DO THIS: Where a line contains the word "code", copy that line in full.

MATERIALS PROVIDED:
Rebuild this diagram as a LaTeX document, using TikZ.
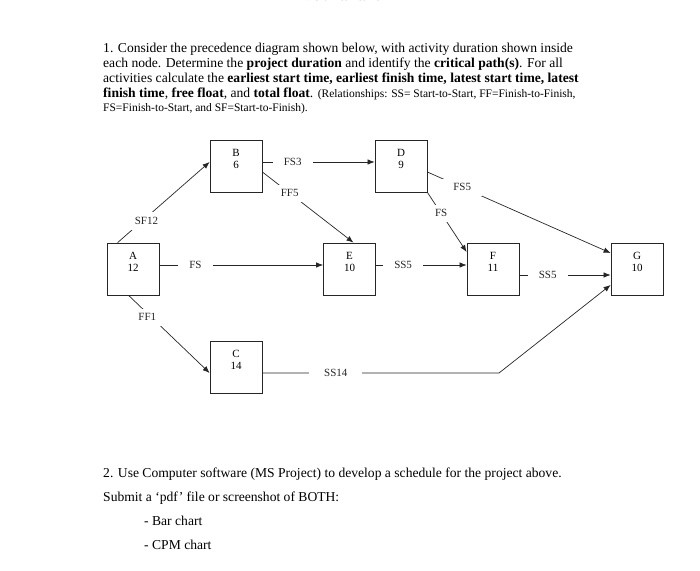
\documentclass[tikz,border=0pt]{standalone}
\usepackage{fontspec}
\setmainfont{Liberation Serif}
\usetikzlibrary{arrows.meta}
\tikzset{
    link label/.style={
        font=\fontsize{11}{13}\selectfont,
        fill=white,
        inner xsep=11pt,
        inner ysep=5pt
    }
}

\begin{document}
\begin{tikzpicture}[x=1pt, y=-1pt, >={Latex[length=7pt,width=5.5pt]}]

    \useasboundingbox (0,0) rectangle (700,570);
    \clip (0,0) rectangle (700,570);

    \tikzstyle{activity} = [
        draw=black!85,
        line width=0.8pt,
        minimum size=52pt,
        inner sep=0pt,
        align=center,
        text height=22pt,
        text depth=16.6pt,
        font=\fontsize{11}{12.5}\selectfont
    ]
    \tikzstyle{body} = [
        anchor=base west,
        inner sep=0pt,
        font=\fontsize{13.6}{15}\selectfont
    ]

    % Énoncé
    \node[anchor=base, inner sep=0pt, font=\fontsize{14}{16}\selectfont\bfseries] (due) at (350,1) {Due 10/28/2022};
    \node[body] (intro1) at (103,52) {1. Consider the precedence diagram shown below, with activity duration shown inside};
    \node[body] (intro2) at (103,67) {each node. Determine the \textbf{project duration} and identify the \textbf{critical path(s)}. For all};
    \node[body] (intro3) at (103,82) {activities calculate the \textbf{earliest start time, earliest finish time, latest start time, latest}};
    \node[body] (intro4) at (103,97) {\textbf{finish time}, \textbf{free float}, and \textbf{total float}. {\fontsize{11.5}{13}\selectfont (Relationships: SS= Start-to-Start, FF=Finish-to-Finish,}};
    \node[body, font=\fontsize{11.5}{13}\selectfont] (intro5) at (103,111) {FS=Finish-to-Start, and SF=Start-to-Finish).};

    % Créer les nœuds
    \node[activity] (A) at (133,269) {A\\12};
    \node[activity] (B) at (236,166) {B\\6};
    \node[activity] (C) at (236,367) {C\\14};
    \node[activity] (D) at (401,166) {D\\9};
    \node[activity] (E) at (349.5,269) {E\\10};
    \node[activity] (F) at (493,269) {F\\11};
    \node[activity] (G) at (637,269) {G\\10};
    \coordinate (kink) at (499,373);

    % Dessiner les liens
    \path[->, black!85, line width=0.7pt]
        ([xshift=11pt]A.north west) edge node[link label, pos=.27, xshift=4pt] {SF12} ([yshift=4pt]B.west)
        ([xshift=22pt]A.south west) edge node[link label, pos=.28, xshift=-4pt] {FF1} ([yshift=-6pt]C.west)
        ([yshift=4pt]A.east) edge node[link label, pos=.22] {FS} ([yshift=4pt]E.west)
        ([yshift=4pt]B.east) edge node[link label, pos=.27] {FS3} ([yshift=4pt]D.west)
        ([yshift=-6pt]B.east) edge node[link label, pos=.3] {FF5} ([xshift=4pt]E.north)
        (D.south east) edge node[link label, pos=.35] {FS} ([yshift=17pt]F.west)
        ([yshift=-6pt]D.east) edge node[link label, pos=.19] {FS5} ([yshift=16pt]G.west)
        ([yshift=4pt]E.east) edge node[link label, pos=.3] {SS5} ([yshift=4pt]F.west)
        ([yshift=-6pt]F.east) edge node[link label, pos=.31] {SS5} ([yshift=-6pt]G.west);
    \draw[->, black!85, line width=0.7pt]
        ([yshift=-6pt]C.east) -- node[link label, pos=.31, inner xsep=15pt] {SS14} (kink) -- ([yshift=-16pt]G.west);

    % Deuxième question
    \node[body] (task1) at (103,477) {2. Use Computer software (MS Project) to develop a schedule for the project above.};
    \node[body] (task2) at (103,501) {Submit a ‘pdf’ file or screenshot of BOTH:};
    \node[body] (task3) at (144,525) {- Bar chart};
    \node[body] (task4) at (144,549) {- CPM chart};

\end{tikzpicture}
\end{document}
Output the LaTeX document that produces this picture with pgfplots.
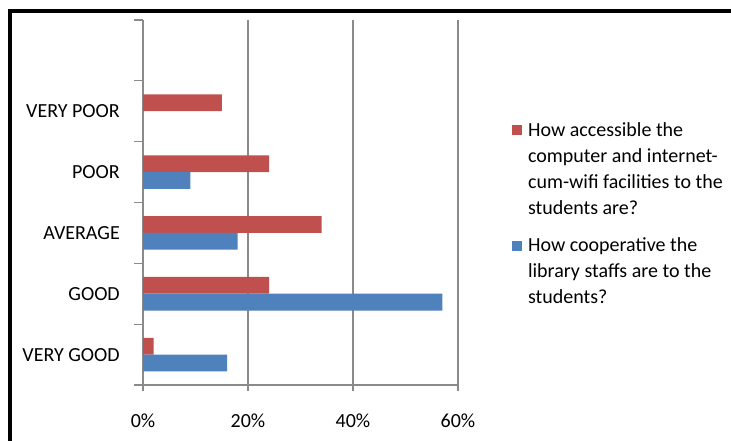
\documentclass[border=0pt]{standalone}
\usepackage{pgfplots}
\pgfplotsset{compat=1.18}
\usepackage{fontspec}
\setmainfont{Carlito}
\definecolor{exred}{HTML}{C0504D}
\definecolor{exblue}{HTML}{4F81BD}
\definecolor{axgray}{HTML}{8A8A8A}
\begin{document}
\begin{tikzpicture}[font=\fontsize{20}{26}\selectfont]
\useasboundingbox (0,0) rectangle (731pt,441pt);
\fill[white] (0,0) rectangle (731pt,441pt);
\draw[line width=4pt] (9.5pt,0) -- (9.5pt,430pt) -- (731pt,430pt);
\begin{axis}[
  at={(143pt,56pt)}, anchor=south west,
  scale only axis, width=315pt, height=365pt,
  xmin=0, xmax=60, ymin=-0.5, ymax=5.5,
  axis x line*=bottom, axis y line*=left,
  axis line style={axgray, line width=1.3pt},
  xtick={0,20,40,60}, xticklabels={0\%,20\%,40\%,60\%},
  ytick={0,1,2,3,4},
  yticklabels={VERY GOOD,GOOD,AVERAGE,POOR,VERY POOR},
  minor ytick={-0.5,0.5,...,5.5},
  tick align=outside, major tick length=6pt, minor tick length=9pt,
  tick style={axgray, line width=1.3pt},
  every major y tick/.append style={draw=none},
  xmajorgrids, grid style={axgray, line width=1.3pt},
  yticklabel style={inner sep=0pt, xshift=-17pt},
  xticklabel style={inner sep=0pt, yshift=-23pt},
  xbar, bar width=16.8pt,
  legend style={at={(axis description cs:1.171,0.732)}, anchor=north west,
    draw=none, fill=none, inner sep=0pt, column sep=6pt, row sep=18pt,
    nodes={inner sep=0pt, anchor=base west}},
]
\addplot[fill=exred, draw=none, bar shift=8.4pt,
  legend image code/.code={\fill[exred] (0pt,79pt) rectangle (10pt,89pt);}]
  coordinates {(2,0) (24,1) (34,2) (24,3) (15,4)};
\addlegendentry{\begin{tabular}[b]{@{}l@{}}How accessible the\\computer and internet-\\cum-wifi facilities to the\\students are?\end{tabular}}
\addplot[fill=exblue, draw=none, bar shift=-8.4pt,
  legend image code/.code={\fill[exblue] (0pt,53pt) rectangle (10pt,63pt);}]
  coordinates {(16,0) (57,1) (18,2) (9,3)};
\addlegendentry{\begin{tabular}[b]{@{}l@{}}How cooperative the\\library staffs are to the\\students?\end{tabular}}
\end{axis}
\end{tikzpicture}
\end{document}
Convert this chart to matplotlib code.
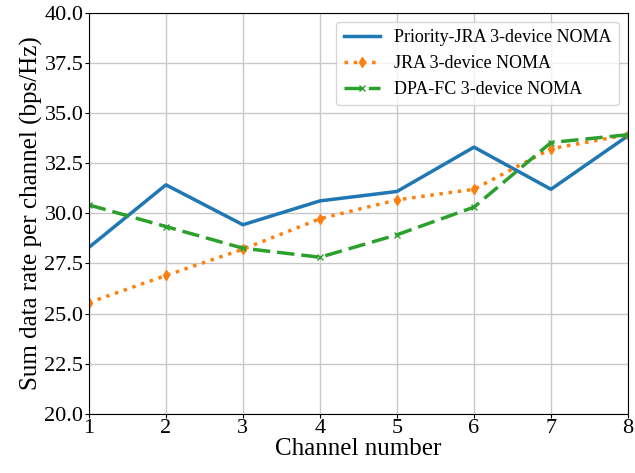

TASK ANSWER:
  legend image code/.code={\fill[exred] (0pt,79pt) rectangle (10pt,89pt);}]
  legend image code/.code={\fill[exblue] (0pt,53pt) rectangle (10pt,63pt);}]
Convert this chart to matplotlib code.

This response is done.